The bill also amended the Texas Local Government Code to give municipalities and counties explicit authority to adopt their own regulations for sexually oriented performances. Under this provision, a city can pass ordinances and a county commissioners court can issue orders that go beyond the baseline state restrictions, as long as they are consistent with the state law.2Texas Legislature Online. Texas Senate Bill 12
This means enforcement could look different depending on where in Texas a performance occurs. A city might adopt additional permitting requirements or designate specific zones where adult-oriented performances are allowed only in age-restricted venues. Anyone running an entertainment business should check local ordinances on top of the state statute.
SB 12 faced a legal challenge almost immediately. In Woodlands Pride, Inc. v. Paxton, several plaintiffs including entertainment companies and LGBTQ+ organizations brought a pre-enforcement lawsuit in the U.S. District Court for the Southern District of Texas. After a two-day bench trial, the district court found the law to be a facially unconstitutional restriction on speech and issued a permanent injunction blocking enforcement.4Justia Law. Woodlands Pride v. Paxton, No. 23-20480
The plaintiffs argued that the law violated the First Amendment because its definitions were broad enough to sweep in protected expression, from burlesque shows to theatrical performances to cheerleading routines. The district court agreed, finding that the vague language could chill speech and invite discriminatory enforcement.

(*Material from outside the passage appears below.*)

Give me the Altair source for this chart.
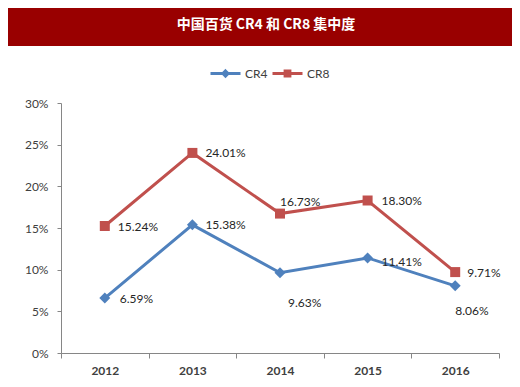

The state appealed, and on November 6, 2025, the U.S. Court of Appeals for the Fifth Circuit vacated the permanent injunction and sent the case back to the district court. The three-judge panel did not declare SB 12 constitutional, but it concluded that the district court had applied the wrong legal framework when analyzing the plaintiffs’ facial challenge. The Fifth Circuit directed the lower court to reconsider the case under a more recent analytical approach.4Justia Law. Woodlands Pride v. Paxton, No. 23-20480
On February 25, 2026, the Fifth Circuit issued a substituted opinion reiterating its November 2025 holding. The court also remanded the plaintiffs’ vagueness claim for further analysis at the district court level. The mandate issued on March 18, 2026, which formally lifted the injunction and opened the door for enforcement of SB 12.
The day after the mandate issued, on March 19, 2026, the plaintiffs filed a new motion in the district court seeking a temporary restraining order and preliminary injunction to block enforcement while litigation continues. As of that filing, SB 12 had never actually been enforced against anyone, according to the Fifth Circuit’s own finding.5United States Court of Appeals for the Fifth Circuit. Woodlands Pride v. Paxton
The practical upshot: whether SB 12 can currently be enforced depends on what the district court does with that pending motion. If the court grants a new injunction, enforcement stays blocked while the constitutional questions are litigated again under the framework the Fifth Circuit requires. If the court denies the motion, the Attorney General and local prosecutors could begin enforcing the law. Anyone affected by the law, whether as a performer, venue operator, or event organizer, should track the district court docket in this case closely, because the enforcement picture could shift at any point.